Deep Dive: How the Court Reached Its Decision
Court's Reasoning on Res Judicata
The court analyzed the applicability of res judicata, which prevents a party from relitigating claims that were or could have been adjudicated in a prior action. It emphasized that Jeanes' current claims were rooted in the same cause of action as those in his previous federal lawsuit, particularly concerning the 1971 Investment Contract. The court employed the "primary right" test, which assesses whether the rights and duties, as well as the wrongs, were the same in both actions. Jeanes sought declaratory judgments and damages related to the same contractual obligations that were previously contested in federal court. The court noted that while Jeanes may not have pursued declaratory relief in the earlier suit, he had the opportunity to amend his pleadings to include such claims. As a result, the court concluded that his failure to do so constituted a splitting of his cause of action. Furthermore, the court held that Stallworth, having a concurrent interest in the leases, could benefit from the res judicata ruling due to his relationship with Henderson. Ultimately, the court determined that allowing Jeanes to proceed with his claims would undermine the judicial economy and lead to inconsistent results. Thus, res judicata barred Jeanes from pursuing his declaratory judgment actions against both Henderson and Stallworth, as well as his claim for tortious interference with the 1971 Investment Contract.

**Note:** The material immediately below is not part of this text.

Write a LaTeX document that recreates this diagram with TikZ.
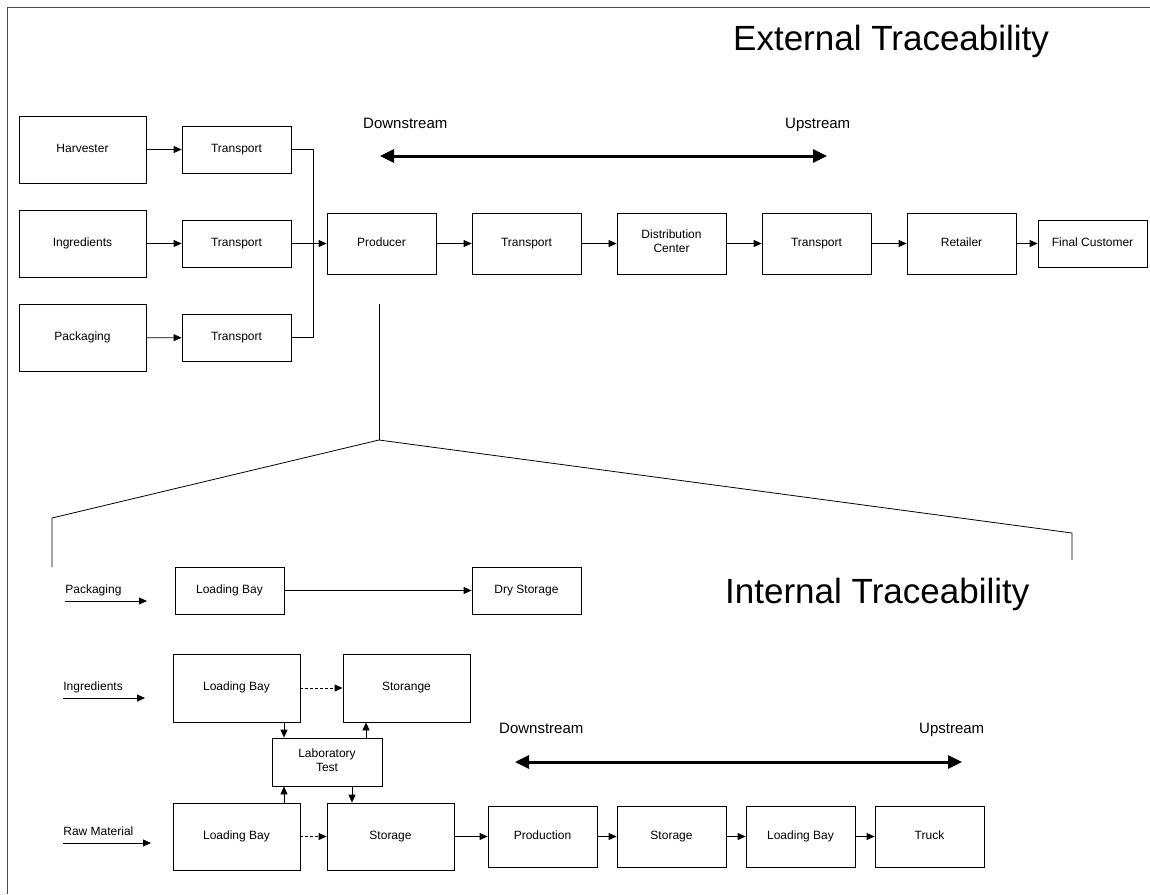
\documentclass[tikz,border=0pt]{standalone}
\usepackage{fontspec}
\setmainfont{Liberation Sans}
\usetikzlibrary{arrows.meta}
\tikzset{
  stage/.style={draw, line width=0.8pt, inner sep=0pt, align=center, font=\fontsize{12}{14}\selectfont,
    execute at begin node=\strut, execute at end node=\strut},
  wide/.style={stage, minimum width=127pt, minimum height=67pt},
  narrow/.style={stage, minimum width=109pt, minimum height=47pt},
  tall/.style={stage, minimum width=109pt, minimum height=61pt},
  flow/.style={line width=0.8pt, -{Triangle[length=8pt,width=7pt]}},
  dflow/.style={flow, densely dashed},
  direction/.style={line width=3pt, {Triangle[length=14pt,width=13pt]}-{Triangle[length=14pt,width=13pt]}},
  feed/.style={font=\fontsize{12}{14}\selectfont, inner sep=0pt, anchor=base west, yshift=8pt},
  side/.style={font=\fontsize{15}{18}\selectfont, inner sep=0pt, anchor=base west},
  heading/.style={font=\fontsize{35}{40}\selectfont, inner sep=0pt, anchor=base west}
}

\begin{document}
\begin{tikzpicture}[x=1pt,y=-1pt]
            \useasboundingbox (0,0) rectangle (1150,894);
            \draw [line width=1pt, black!70] (7,894) -- (7,7) -- (1150,7);
            \node [heading] (ext) at (733,50) {External Traceability};
            \node [heading] (int) at (725,603) {Internal Traceability};

            \node [wide] (harv) at (82.5,149.5) {Harvester};
            \node [wide] (ingr) at (82.5,243.5) {Ingredients};
            \node [wide] (pack) at (82.5,338) {Packaging};
            \node [narrow] (tharv) at (236.5,149.5) {Transport};
            \node [narrow] (tingr) at (236.5,243.5) {Transport};
            \node [narrow] (tpack) at (236.5,337.5) {Transport};
            \coordinate (join) at (313,243.5);
            \draw [flow] (harv) -- (tharv);
            \draw [flow] (ingr) -- (tingr);
            \draw [flow] (pack) -- (tpack);
            \draw [line width=0.8pt] (tharv.east) -| (join);
            \draw [line width=0.8pt] (tpack.east) -| (join);

            \node [tall] (prod) at (381.5,243.5) {Producer};
            \node [tall] (tdist) at (526.5,243.5) {Transport};
            \node [tall] (dist) at (671.5,243.5) {Distribution\\Center};
            \node [tall] (tret) at (816.5,243.5) {Transport};
            \node [tall] (ret) at (961.5,243.5) {Retailer};
            \node [narrow] (cust) at (1092.5,243.5) {Final Customer};
            \draw [flow] (tingr) -- (prod);
            \draw [flow] (prod) -- (tdist);
            \draw [flow] (tdist) -- (dist);
            \draw [flow] (dist) -- (tret);
            \draw [flow] (tret) -- (ret);
            \draw [flow] (ret) -- (cust);

            \node [side] (extdown) at (363,128.5) {Downstream};
            \node [side] (extup) at (785,128.5) {Upstream};
            \coordinate (extA) at (380,156);
            \coordinate (extB) at (827,156);
            \draw [direction] (extA) -- (extB);

            \coordinate (zoomtop) at (379,304);
            \coordinate (apex) at (379,440);
            \coordinate (zl) at (52,518);
            \coordinate (zlb) at (52,567);
            \coordinate (zr) at (1072,533);
            \coordinate (zrb) at (1072,560);
            \draw [line width=0.8pt] (zoomtop) -- (apex);
            \draw [line width=0.8pt] (zlb) -- (zl) -- (apex) -- (zr) -- (zrb);

            \coordinate (fpA) at (65,601);
            \coordinate (fpB) at (147,601);
            \coordinate (fiA) at (63,698);
            \coordinate (fiB) at (145,698);
            \coordinate (frA) at (63,843);
            \coordinate (frB) at (151,843);
            \draw [flow] (fpA) -- node [feed, pos=0] {Packaging} (fpB);
            \draw [flow] (fiA) -- node [feed, pos=0] {Ingredients} (fiB);
            \draw [flow] (frA) -- node [feed, pos=0] {Raw Material} (frB);

            \node [narrow] (pbay) at (229.5,590.5) {Loading Bay};
            \node [narrow] (dry) at (526.5,590.5) {Dry Storage};
            \draw [flow] (pbay) -- (dry);

            \node [wide, minimum height=68pt] (ibay) at (236.5,688) {Loading Bay};
            \node [wide, minimum height=68pt] (istore) at (406.5,688) {Storange};
            \node [narrow, minimum width=110pt, minimum height=48pt] (lab) at (327,762) {Laboratory\\Test};
            \node [wide] (rbay) at (236.5,836.5) {Loading Bay};
            \node [wide] (rstore) at (390.5,836.5) {Storage};
            \draw [dflow] (ibay) -- (istore);
            \draw [dflow] (rbay) -- (rstore);
            \draw [flow] ([xshift=47.5pt]ibay.south) -- ([xshift=47.5pt]ibay.south |- lab.north);
            \draw [flow] ([xshift=39pt]lab.north) -- ([xshift=39pt]lab.north |- istore.south);
            \draw [flow] ([xshift=47.5pt]rbay.north) -- ([xshift=47.5pt]rbay.north |- lab.south);
            \draw [flow] ([xshift=25pt]lab.south) -- ([xshift=25pt]lab.south |- rstore.north);

            \node [tall] (mill) at (542.5,836.5) {Production};
            \node [tall] (ostore) at (671.5,836.5) {Storage};
            \node [tall] (obay) at (800.5,836.5) {Loading Bay};
            \node [tall] (truck) at (929.5,836.5) {Truck};
            \draw [flow] (rstore) -- (mill);
            \draw [flow] (mill) -- (ostore);
            \draw [flow] (ostore) -- (obay);
            \draw [flow] (obay) -- (truck);

            \node [side] (intdown) at (499,733.5) {Downstream};
            \node [side] (intup) at (919,733.5) {Upstream};
            \coordinate (intA) at (515,762);
            \coordinate (intB) at (962,762);
            \draw [direction] (intA) -- (intB);
\end{tikzpicture}
\end{document}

Court's Reasoning on Remaining Interference Claims
The court distinguished Jeanes' remaining interference claims from the claims barred by res judicata. It acknowledged that these claims pertained to separate agreements and did not arise from the 1971 Investment Contract, thus representing a different cause of action. The court emphasized that the previous federal litigation focused specifically on the contractual rights stemming from the 1971 Investment Contract, whereas the remaining interference claims involved distinct allegations against Stallworth for tortious interference with an oral development agreement and a prospective business relationship. Therefore, the court concluded that res judicata did not apply to these claims, allowing them to proceed in the trial court. Additionally, the court considered the issue of collateral estoppel, noting that the pertinent fact issues concerning the remaining interference claims had not been litigated in the prior federal action. As a result, the court held that collateral estoppel was not applicable either, since the federal court had not addressed the specific facts relating to these claims. The court ultimately reversed the lower court's ruling regarding the remaining interference claims and remanded that part of the case for further proceedings on the merits.